15 MARS 2021

"Soigner à tout prix" - Voyage au purgatoire

Pour son documentaire "Soigner à tout prix", Ilan Klipper s’est immergé dans le service de réanimation de l’hôpital Bichat lors du premier confinement. Une incursion bouleversante dans un monde parallèle. Entretien.

Media

Votre film débute par une séquence dure, où l’on passe plusieurs minutes avec un homme intubé. Pourquoi ce choix ?

Ilan Klipper : D’entrée de jeu, il s’agit de montrer ce qui se passe lorsqu’on est frappé par le Covid-19 et que ça tourne mal. Le film s’intéresse à des cas sévères, en réanimation, à des patients pour la plupart âgés de 55 à 65 ans. L’objectif est de dévoiler au spectateur la réalité d’une crise sanitaire que la litanie de chiffres parfois arbitraires et les interviews chocs ne permettent pas d’appréhender. Au fil de séquences diverses, comme un puzzle à assembler, on raconte la vie quotidienne d’un service de réanimation, sans dicter ce qu’il faut en penser, sans être manichéen ni anxiogène. Honnêtement, c’est un autre monde. Lorsqu’on arrive dans le couloir, on n’ose pas regarder autour de soi : il y a des gens branchés partout, des bruits de machines, une agitation constante… On sent qu’on frôle la mort, comme si on se trouvait au purgatoire : le dernier endroit où les médecins tentent quelque chose, avant la fin.

 

Les soignants vous semblaient-ils eux-mêmes en détresse ?

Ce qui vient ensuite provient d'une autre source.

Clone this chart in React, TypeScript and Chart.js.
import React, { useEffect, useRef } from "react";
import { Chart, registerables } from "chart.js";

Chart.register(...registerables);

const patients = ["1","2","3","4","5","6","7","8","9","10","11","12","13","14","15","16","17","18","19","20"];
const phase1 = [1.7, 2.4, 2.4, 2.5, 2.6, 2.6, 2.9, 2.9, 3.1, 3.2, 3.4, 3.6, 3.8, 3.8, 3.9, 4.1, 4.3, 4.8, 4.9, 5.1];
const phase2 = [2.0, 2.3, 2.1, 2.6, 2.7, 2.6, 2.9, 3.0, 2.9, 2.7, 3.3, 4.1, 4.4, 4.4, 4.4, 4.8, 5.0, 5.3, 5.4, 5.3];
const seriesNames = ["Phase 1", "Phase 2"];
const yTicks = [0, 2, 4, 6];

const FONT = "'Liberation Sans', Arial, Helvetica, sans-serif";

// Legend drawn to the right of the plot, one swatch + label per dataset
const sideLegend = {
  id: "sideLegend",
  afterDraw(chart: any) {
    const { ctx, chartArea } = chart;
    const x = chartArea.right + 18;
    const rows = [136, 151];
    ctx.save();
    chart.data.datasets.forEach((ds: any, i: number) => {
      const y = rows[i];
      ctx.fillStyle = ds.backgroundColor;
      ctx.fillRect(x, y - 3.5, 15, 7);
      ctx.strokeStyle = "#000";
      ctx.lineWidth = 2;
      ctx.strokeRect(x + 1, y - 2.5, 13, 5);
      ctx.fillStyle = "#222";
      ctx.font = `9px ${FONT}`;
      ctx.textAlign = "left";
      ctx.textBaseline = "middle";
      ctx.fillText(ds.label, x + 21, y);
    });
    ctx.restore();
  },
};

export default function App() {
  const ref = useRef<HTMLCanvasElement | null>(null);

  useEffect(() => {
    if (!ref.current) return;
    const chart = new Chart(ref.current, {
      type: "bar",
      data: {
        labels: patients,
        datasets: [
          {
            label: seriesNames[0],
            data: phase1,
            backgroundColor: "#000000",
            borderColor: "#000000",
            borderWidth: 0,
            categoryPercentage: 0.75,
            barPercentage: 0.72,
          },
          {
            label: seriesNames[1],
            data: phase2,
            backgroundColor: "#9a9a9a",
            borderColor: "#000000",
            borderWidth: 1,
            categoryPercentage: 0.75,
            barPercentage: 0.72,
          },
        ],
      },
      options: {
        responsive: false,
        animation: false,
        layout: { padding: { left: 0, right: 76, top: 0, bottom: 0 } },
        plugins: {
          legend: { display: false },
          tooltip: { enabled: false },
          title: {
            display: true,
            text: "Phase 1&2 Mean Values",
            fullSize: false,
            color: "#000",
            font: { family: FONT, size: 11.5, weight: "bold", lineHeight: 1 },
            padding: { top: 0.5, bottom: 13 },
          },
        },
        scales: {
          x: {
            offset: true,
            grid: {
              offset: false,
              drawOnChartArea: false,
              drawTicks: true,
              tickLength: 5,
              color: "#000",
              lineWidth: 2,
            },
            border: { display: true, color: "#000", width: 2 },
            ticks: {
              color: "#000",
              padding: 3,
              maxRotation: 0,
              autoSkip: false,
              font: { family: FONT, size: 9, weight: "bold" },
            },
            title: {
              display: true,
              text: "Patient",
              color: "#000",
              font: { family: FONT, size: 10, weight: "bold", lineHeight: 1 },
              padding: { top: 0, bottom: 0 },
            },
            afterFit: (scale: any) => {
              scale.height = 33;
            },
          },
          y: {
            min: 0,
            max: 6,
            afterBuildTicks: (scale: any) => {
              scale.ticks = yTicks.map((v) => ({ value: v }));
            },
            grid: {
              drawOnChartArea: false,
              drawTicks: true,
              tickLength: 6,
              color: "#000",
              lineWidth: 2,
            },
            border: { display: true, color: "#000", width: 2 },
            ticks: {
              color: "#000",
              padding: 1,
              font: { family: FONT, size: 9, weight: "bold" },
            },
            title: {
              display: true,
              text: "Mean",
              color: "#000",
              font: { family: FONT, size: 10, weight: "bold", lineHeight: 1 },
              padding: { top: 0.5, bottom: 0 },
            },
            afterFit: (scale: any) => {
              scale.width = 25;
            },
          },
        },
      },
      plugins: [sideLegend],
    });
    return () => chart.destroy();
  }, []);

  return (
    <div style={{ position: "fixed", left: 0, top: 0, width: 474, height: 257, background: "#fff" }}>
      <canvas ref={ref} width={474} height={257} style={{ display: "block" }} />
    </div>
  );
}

Ilan Klipper : Non, pas vraiment. Je n’ai commencé à tourner qu’au deuxième mois du premier confinement, et durant vingt-six jours, mais dans ce service, ils ne semblaient ni paniqués ni submergés par l’angoisse. Ce qui m’a surtout impressionné, c’est leur rythme : ils courent tout le temps! Leurs journées sont complètement dingues, très intenses. Ils passent sans cesse d’un patient à un autre, ont à peine le temps de manger. Le moindre geste, comme retourner quelqu’un sur le ventre, prend un temps fou et mobilise quatre infirmiers, des aides-soignants…

 

Lors d’une autre séquence, on découvre l’équipe médicale en train de débattre de la poursuite des soins d’un patient intubé…

Ilan Klipper : C’est ce qu’ils appellent les réunions éthiques. Lorsqu’un patient arrive à un stade critique, son bilan est analysé par le service – infirmières, aides-soignants, médecins, médecin-chef – et chacun donne son avis sur la manière de poursuivre les soins ou, dans les cas extrêmes, de les arrêter. Il s’agit d’un aspect passionnant du métier, car on découvre que les paramètres médicaux ne sont plus seulement objectifs. Les soignants débattent, s’opposent. Mais l’absence de consensus profitera toujours au malade.